The space is a square about three-quarters of the total space above. Shelves line the two walls to the side of the ladder, some with jars containing spring fruits in syrups, the others empty. Two crates sit on the ground with empty jars waiting to be filled with summer fruits and vegetables. Momo peers at the jars of food while Allard walks to the back wall and begins opening chests. He makes it through two before spotting the bows and two quivers full of arrows propped in shadow in the corner.
“Here they are. They look okay, but I don’t know much about shooting with them.” He hands them to Momo, who plucks at the strings and purses her lips. “There are some arrows here too. Mikel tried to repair them when he could, so anything in the quivers should be okay.”

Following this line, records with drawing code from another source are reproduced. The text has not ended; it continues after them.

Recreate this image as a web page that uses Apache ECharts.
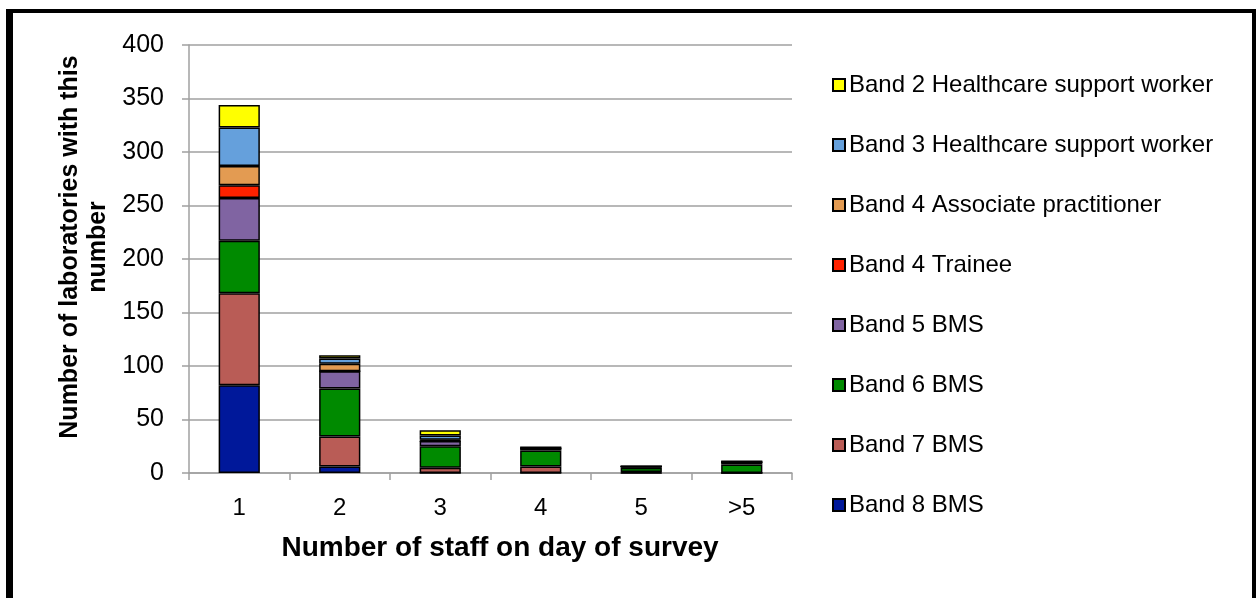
<!DOCTYPE html>
<html>
<head>
<meta charset="utf-8">
<script src="https://cdn.jsdelivr.net/npm/echarts@6/dist/echarts.min.js"></script>
<style>
  html, body { margin: 0; padding: 0; background: #ffffff; }
  #chart { width: 1257px; height: 598px; }
</style>
</head>
<body>
<div id="chart"></div>
<script>
// Staff counts per laboratory, stacked by band
const categories = ['1', '2', '3', '4', '5', '>5'];

const band8BMS       = [82,  6,  0,  0, 0, 0];
const band7BMS       = [86, 28,  5,  6, 1, 0];
const band6BMS       = [49, 45, 20, 15, 4, 8];
const band5BMS       = [40, 16,  5,  2, 1, 2];
const band4Trainee   = [12,  0,  0,  0, 0, 0];
const band4Associate = [18,  7,  1,  0, 0, 0];
const band3HCSW      = [36,  5,  4,  1, 0, 1];
const band2HCSW      = [21,  3,  5,  0, 0, 0];

const yTicks = { min: 0, max: 400, interval: 50 };

const FONT = '"Liberation Sans", Arial, Helvetica, sans-serif';

// Bottom of the stack first
const seriesDefs = [
  { name: 'Band 8 BMS', data: band8BMS, color: '#00189a' },
  { name: 'Band 7 BMS', data: band7BMS, color: '#b95c56' },
  { name: 'Band 6 BMS', data: band6BMS, color: '#008a00' },
  { name: 'Band 5 BMS', data: band5BMS, color: '#8064a2' },
  { name: 'Band 4 Trainee', data: band4Trainee, color: '#ff2200' },
  { name: 'Band 4 Associate practitioner', data: band4Associate, color: '#e39b52' },
  { name: 'Band 3 Healthcare support worker', data: band3HCSW, color: '#65a0dc' },
  { name: 'Band 2 Healthcare support worker', data: band2HCSW, color: '#ffff00' }
];

const chart = echarts.init(document.getElementById('chart'), null, { renderer: 'canvas' });

chart.setOption({
  animation: false,
  backgroundColor: '#ffffff',
  textStyle: { fontFamily: FONT, color: '#000000' },
  grid: { left: 189, right: 465, top: 45, bottom: 125, containLabel: false },
  legend: {
    orient: 'vertical',
    left: 832,
    top: 73,
    padding: 0,
    itemWidth: 12,
    itemHeight: 12,
    itemGap: 36,
    icon: 'rect',
    textStyle: { fontFamily: FONT, fontSize: 24, color: '#000000', padding: [0, 0, 0, -1] },
    data: seriesDefs.map(s => s.name).reverse()
  },
  xAxis: {
    type: 'category',
    data: categories,
    axisLine: { show: true, lineStyle: { color: '#a0a0a0', width: 1.5 } },
    axisTick: { show: true, length: 7, lineStyle: { color: '#a0a0a0', width: 1.5 } },
    axisLabel: { fontFamily: FONT, fontSize: 24, color: '#000000', margin: 23 },
    splitLine: { show: false }
  },
  yAxis: {
    type: 'value',
    min: yTicks.min,
    max: yTicks.max,
    interval: yTicks.interval,
    axisLine: { show: true, lineStyle: { color: '#a0a0a0', width: 1.5 } },
    axisTick: { show: true, length: 7, lineStyle: { color: '#a0a0a0', width: 1.5 } },
    axisLabel: { fontFamily: FONT, fontSize: 25, color: '#000000', margin: 25 },
    splitLine: { show: true, lineStyle: { color: '#a0a0a0', width: 1.5 } }
  },
  series: seriesDefs.map(s => ({
    name: s.name,
    type: 'bar',
    stack: 'staff',
    data: s.data,
    barCategoryGap: '59%',
    itemStyle: { color: s.color, borderColor: '#000000', borderWidth: 1.5 },
    emphasis: { disabled: true }
  })),
  graphic: [
    // frame around the figure
    { type: 'rect', shape: { x: 6, y: 9, width: 7, height: 600 }, style: { fill: '#000000' }, silent: true },
    { type: 'rect', shape: { x: 6, y: 9, width: 1250, height: 4 }, style: { fill: '#000000' }, silent: true },
    { type: 'rect', shape: { x: 1252, y: 9, width: 4, height: 600 }, style: { fill: '#000000' }, silent: true },
    {
      type: 'text',
      x: 84,
      y: 247,
      rotation: Math.PI / 2,
      style: {
        text: 'Number of laboratories with this\nnumber',
        fontFamily: FONT,
        fontSize: 25,
        fontWeight: 'bold',
        lineHeight: 28,
        fill: '#000000',
        align: 'center',
        verticalAlign: 'middle'
      },
      silent: true
    },
    {
      type: 'text',
      x: 500,
      y: 548,
      style: {
        text: 'Number of staff on day of survey',
        fontFamily: FONT,
        fontSize: 28,
        fontWeight: 'bold',
        fill: '#000000',
        align: 'center',
        verticalAlign: 'middle'
      },
      silent: true
    }
  ]
});
</script>
</body>
</html>
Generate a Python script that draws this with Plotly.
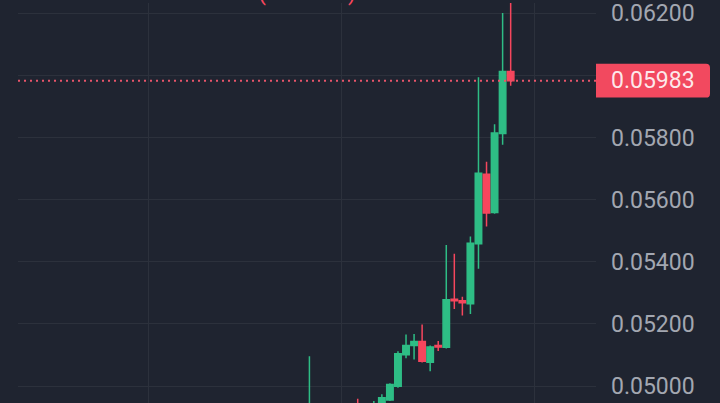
import pandas as pd
import plotly.graph_objects as go

# 15-minute candles, the last one is the live candle
times = pd.date_range("2024-05-20 11:00", periods=26, freq="15min")
opens = [0.04900, 0.04905, 0.04912, 0.04908, 0.04915, 0.04922, 0.04935, 0.04910, 0.04915,
         0.04930, 0.04955, 0.05000, 0.05101, 0.05131, 0.05144, 0.05077, 0.05131, 0.05125,
         0.05280, 0.05275, 0.05265, 0.05458, 0.05682, 0.05559, 0.05813, 0.06013]
highs = [0.05096, 0.04925, 0.04930, 0.04932, 0.04936, 0.04938, 0.04959, 0.04938, 0.04952,
         0.04974, 0.05009, 0.05112, 0.05166, 0.05168, 0.05198, 0.05131, 0.05145, 0.05454,
         0.05426, 0.05288, 0.05482, 0.05994, 0.05722, 0.05843, 0.06201, 0.06260]
lows = [0.04880, 0.04890, 0.04895, 0.04898, 0.04902, 0.04905, 0.04900, 0.04900, 0.04910,
        0.04917, 0.04952, 0.04995, 0.05090, 0.05086, 0.05076, 0.05048, 0.05113, 0.05121,
        0.05248, 0.05227, 0.05232, 0.05378, 0.05514, 0.05555, 0.05777, 0.05967]
closes = [0.04930, 0.04912, 0.04908, 0.04915, 0.04922, 0.04935, 0.04910, 0.04915, 0.04930,
          0.04963, 0.05005, 0.05104, 0.05131, 0.05144, 0.05080, 0.05126, 0.05126, 0.05278,
          0.05275, 0.05268, 0.05460, 0.05685, 0.05557, 0.05815, 0.06013, 0.05983]

last_price = 0.05983
price_ticks = [0.050, 0.052, 0.054, 0.056, 0.058, 0.060, 0.062]
grid_times = ["2024-05-20 06:00", "2024-05-20 12:00", "2024-05-20 18:00"]

BG = "#1f2430"
GRID = "#2c313c"
UP = "#2ebd85"
DOWN = "#f6465d"

fig = go.Figure()

fig.add_trace(go.Candlestick(
    x=times, open=opens, high=highs, low=lows, close=closes,
    increasing=dict(line=dict(color=UP, width=1.5), fillcolor=UP),
    decreasing=dict(line=dict(color=DOWN, width=1.5), fillcolor=DOWN),
    showlegend=False, hoverinfo="none",
))

# dotted last-price line
fig.add_shape(type="line", xref="paper", yref="y", x0=0, x1=1, y0=last_price, y1=last_price,
              line=dict(color="#e8546a", width=2, dash="2px,4px"), layer="above")

# rounded price badge on the axis
px_w, px_h = 578.0, 31300.0  # pixels per paper unit / per price unit
x0, x1 = 1.0, 1.0 + 114 / px_w
y0, y1 = last_price - 17 / px_h, last_price + 17 / px_h
rx, ry = 4 / px_w, 4 / px_h
path = (f"M {x0},{y0} L {x0},{y1} L {x1 - rx},{y1} Q {x1},{y1} {x1},{y1 - ry} "
        f"L {x1},{y0 + ry} Q {x1},{y0} {x1 - rx},{y0} Z")
fig.add_shape(type="path", xref="paper", yref="y", path=path,
              fillcolor="#f2495f", line=dict(width=0), layer="above")
fig.add_annotation(xref="paper", yref="y", x=1, y=last_price, xanchor="left", yanchor="middle",
                   xshift=13, text=f"{last_price:.5f}", showarrow=False,
                   font=dict(family="Roboto", size=23, color="rgba(255,255,255,0.88)"))

# bits of a red label cut off at the top edge
for px, ch in [(262, "("), (352, ")")]:
    fig.add_annotation(xref="paper", yref="paper", x=(px - 18) / px_w, y=1, yanchor="bottom",
                       yshift=-5, text=ch, showarrow=False,
                       font=dict(family="Roboto", size=23, color=DOWN))

fig.update_layout(
    width=720, height=403,
    paper_bgcolor=BG, plot_bgcolor=BG,
    margin=dict(l=18, r=124, t=0, b=0),
    boxgap=0.2, boxgroupgap=0,
    font=dict(family="Roboto"),
    xaxis=dict(
        type="date", range=["2024-05-20 01:57", "2024-05-20 19:54"],
        rangeslider=dict(visible=False), tickvals=grid_times, showticklabels=False,
        showgrid=True, gridcolor=GRID, gridwidth=1, zeroline=False, showline=False, ticks="",
    ),
    yaxis=dict(
        side="right", range=[0.049457, 0.062332],
        tickvals=price_ticks,
        ticktext=["" if abs(v - 0.060) < 1e-9 else f"{v:.5f}" for v in price_ticks],
        tickfont=dict(family="Roboto", size=23, color="#a3a7b1"),
        showgrid=True, gridcolor=GRID, gridwidth=1, zeroline=False, showline=False,
        ticks="", ticklabelstandoff=14, ticklabeloverflow="allow",
    ),
)

# drop the page's default body margin so the figure sits at the window's corner
fig.write_html("out.html", config={"displayModeBar": False},
               post_script="document.body.style.margin='0';"
                           "document.body.style.background='#1f2430';")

“This is really good, Allard. Is there anything else useful in those crates?” She grasped the bows in one hand and took the quivers from him with the other.
“Just some extra clothes in the top one, but I didn’t look through the others.”
“Well, we still have a couple of hours till nightfall. Let’s see what we can find here, and tomorrow we can search the other houses.”
Allard nods enthusiastically and turns back to the crates while Momo carries the weapons up the ladder and places them out of sight above. It isn’t much, but his chest puffs up a bit because he is finally able to help.